Has anyone seen examples of expert knowledge elicitation of probabilities using Bayesian inference?
Section 6.3 in this paper describes the general idea I am on the lookout for, but is a bit light on examples and prior work.
To be more concrete, let us assume we have a coin with an unknown bias and an appropriate prior (e.g. symmetric beta or uniform). Now let’s assume we ask multiple experts about the coin. Different questions could be:
- what side is going to come up?
- what do you think the probability of heads is?
- using N chips, how would you distribute them between heads and tails in a roulette scenario to maximize your expected winnings?
What would be a reasonable observation model for the expert responses? For the first type of response, should we consider it on equal par with an observation of the coin or should we use some second-order notion, i.e. the expert’s hypothetical coin is generated from the same hierarchical prior as the true coin enabling a sort of pooling? Should we take into account that the expert is solving a decision problem?
I think the last type of response is most interesting since there’s both a high amount of information in the response and it articulates probabilities in a relatable manner, but the observation model seems challenging. Maybe one could consider the chips as drawn from a multinomial distribution and pool with the true random process using a beta/dirichlet prior?
Another option would be to consider his response as being based on a latent dataset of draws experienced by the expert, with his response being either a draw from or a maximum over his personal posterior belief.
Have you seen SHELF ? More specifically, maybe Savchuk & Matz, 1994 is worth looking into.
I think I stumbled across MATCH, but it seems that both are just fitting densities directly to the expert judgment? The third response in my list corresponds to their roulette method, but I have seen it called bins and chips elsewhere.
This is probably not an immensely problematic way to go about it as we are just using it to construct a reasonable prior, but I still think it would be interesting to see the same kind of elicitation in a fully Bayesian setting. Your second article looks interesting, I’ll take a look, thanks!
I don’t have a reference or any experience doing this, but I have always believed the quantile function is the easiest thing to elicit with. I talked about this a little bit on pages 8 – 10 of https://mc-stan.org/workshops/Rmedicine2018/ . Basically, there are these quantile parameterized distributions — which are distributions whose parameters are quantiles — that I implemented in “Helper functions”. So, you can asked the purported expert things like “What would be your over / under (median) on this unknown?” or “If I gave you three-to-one odds, at what point would you switch which side you bet on?”. Basically, you can elicit quantiles without necessarily using the word quantile and then directly plug in the answers as parameters in the appropriate (for the parameter space) quantile function.
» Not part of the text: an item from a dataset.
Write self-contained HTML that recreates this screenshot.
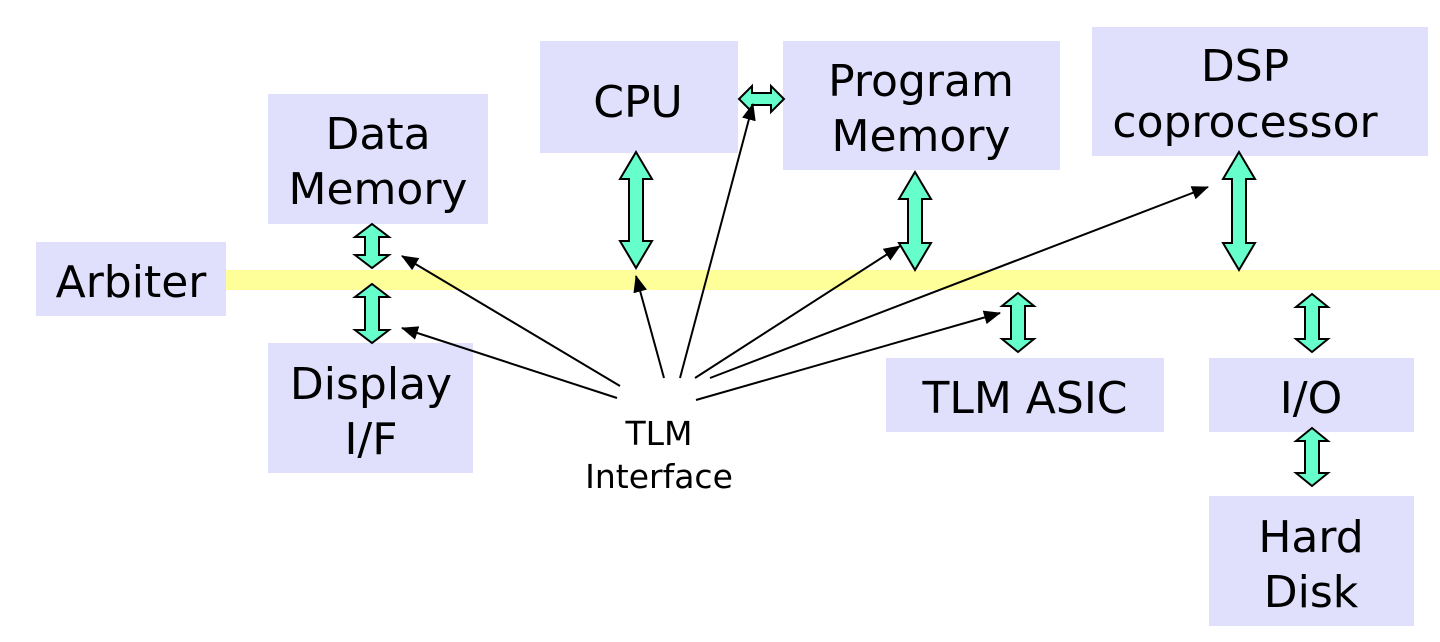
<!DOCTYPE html>
<html><head><meta charset="utf-8"><style>
html,body{margin:0;padding:0;background:#fff;width:1440px;height:642px;overflow:hidden}
text{font-family:"DejaVu Sans","Liberation Sans",sans-serif;fill:#000}
</style></head><body>
<svg width="1440" height="642" viewBox="0 0 1440 642" xmlns="http://www.w3.org/2000/svg">
<defs><marker id="ah" markerWidth="17" markerHeight="14" refX="16" refY="7" orient="auto" markerUnits="userSpaceOnUse" viewBox="0 0 17 14"><path d="M0,0 L17,7 L0,14 z" fill="#000"/></marker></defs>
<g fill="#e0e0fd">
<rect x="268" y="94" width="220" height="130"/>
<rect x="540" y="41" width="198" height="112"/>
<rect x="783" y="41" width="277" height="129"/>
<rect x="1092" y="27" width="336" height="129"/>
<rect x="36" y="242" width="190" height="74"/>
<rect x="268" y="343" width="205" height="130"/>
<rect x="886" y="358" width="278" height="74"/>
<rect x="1209" y="358" width="205" height="74"/>
<rect x="1209" y="496" width="205" height="130"/>
</g>
<rect x="226" y="270" width="1214" height="20" fill="#ffff99"/>
<g fill="#66ffcc" stroke="#000" stroke-width="2" stroke-linejoin="miter">
<polygon points="372,224 389,237 379,237 379,255 389,255 372,268 355,255 365,255 365,237 355,237"/>
<polygon points="372,284 389,297 379,297 379,330 389,330 372,343 355,330 365,330 365,297 355,297"/>
<polygon points="636,152 652,179 643,179 643,241 652,241 636,268 620,241 629,241 629,179 620,179"/>
<polygon points="915,172 931,199 922,199 922,243 931,243 915,270 899,243 908,243 908,199 899,199"/>
<polygon points="1239,152 1255,179 1246,179 1246,243 1255,243 1239,270 1223,243 1232,243 1232,179 1223,179"/>
<polygon points="1018,293 1034,306 1025,306 1025,339 1034,339 1018,352 1002,339 1011,339 1011,306 1002,306"/>
<polygon points="1312,294 1328,307 1319,307 1319,339 1328,339 1312,352 1296,339 1305,339 1305,307 1296,307"/>
<polygon points="1312,428 1328,441 1319,441 1319,473 1328,473 1312,486 1296,473 1305,473 1305,441 1296,441"/>
<polygon points="739,99 752,86 752,93 771,93 771,86 784,99 771,112 771,105 752,105 752,112"/>
</g>
<g stroke="#000" stroke-width="2" marker-end="url(#ah)">
<line x1="620" y1="386" x2="402" y2="256"/>
<line x1="617" y1="398" x2="402" y2="328"/>
<line x1="664" y1="378" x2="636" y2="276"/>
<line x1="680" y1="378" x2="753" y2="104"/>
<line x1="695" y1="378" x2="900" y2="246"/>
<line x1="710" y1="378" x2="1208" y2="187"/>
<line x1="696" y1="400" x2="1000" y2="313"/>
</g>
<g font-size="44" text-anchor="middle">
<text x="378" y="149">Data</text><text x="378" y="204">Memory</text>
<text x="638" y="117">CPU</text>
<text x="921" y="96">Program</text><text x="921" y="151">Memory</text>
<text x="1245" y="81">DSP</text><text x="1245" y="137">coprocessor</text>
<text x="131" y="297">Arbiter</text>
<text x="371" y="399">Display</text><text x="371" y="454">I/F</text>
<text x="1025" y="413">TLM ASIC</text>
<text x="1311" y="413">I/O</text>
<text x="1311" y="552">Hard</text><text x="1311" y="607">Disk</text>
</g>
<g font-size="33" text-anchor="middle">
<text x="659" y="445">TLM</text><text x="659" y="488">Interface</text>
</g>
</svg>
</body></html>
Hadn’t heard about the quantile parameterized distributions before, that’s a pretty nifty trick. Although the construction seems a bit obtuse; it’s flexible for sure, but within the family of distributions with particular 25-50-75 quantiles it’s unclear what the QPD selects for aside from smoothness? I assume there is no obvious maximum-entropy argument given that they are unlikely to be in the exponential family…
That aside, while QPD is a good elicitation strategy, it’s not really Bayesian in the sense I was looking for. It seems that QPD is fit with least-squares (or simple matrix inverse), but what if we wanted to add the expert to our full joint model as an observation and then condition on him?
AFAIK, there are only a few quantile parameterized distributions:
- metalogistic when the parameter space is all real numbers
- q-normal when the parameter space is all real numbers
- transformations based on the normal or logistic distribution when the parameter space is bounded on one or both sides
So, there are not really enough choices to get overly concerned about choosing within the applicable family. But the papers on http://www.metalogdistributions.com/publications.html do have some justifications in them. The metalogistic is essentially a Taylor series and so it could approximate anything analytic with enough terms. There is a more recent paper that shows transformations of the logistic do a better job than the normal at covering possible combinations of skewness and kurtosis (in light grey)
For the metalogistic and the q-normal, the first step is to elicit pairs of p and \theta from the expert and then in the second step, the prior is formed by doing a least-squares thing on what the expert said. Then in the subsequent steps, you condition on the data to get posterior pairs of p and \theta. So, it is fully compatible with Bayesian inference, although you would need to model the dependence between the unknowns in your model.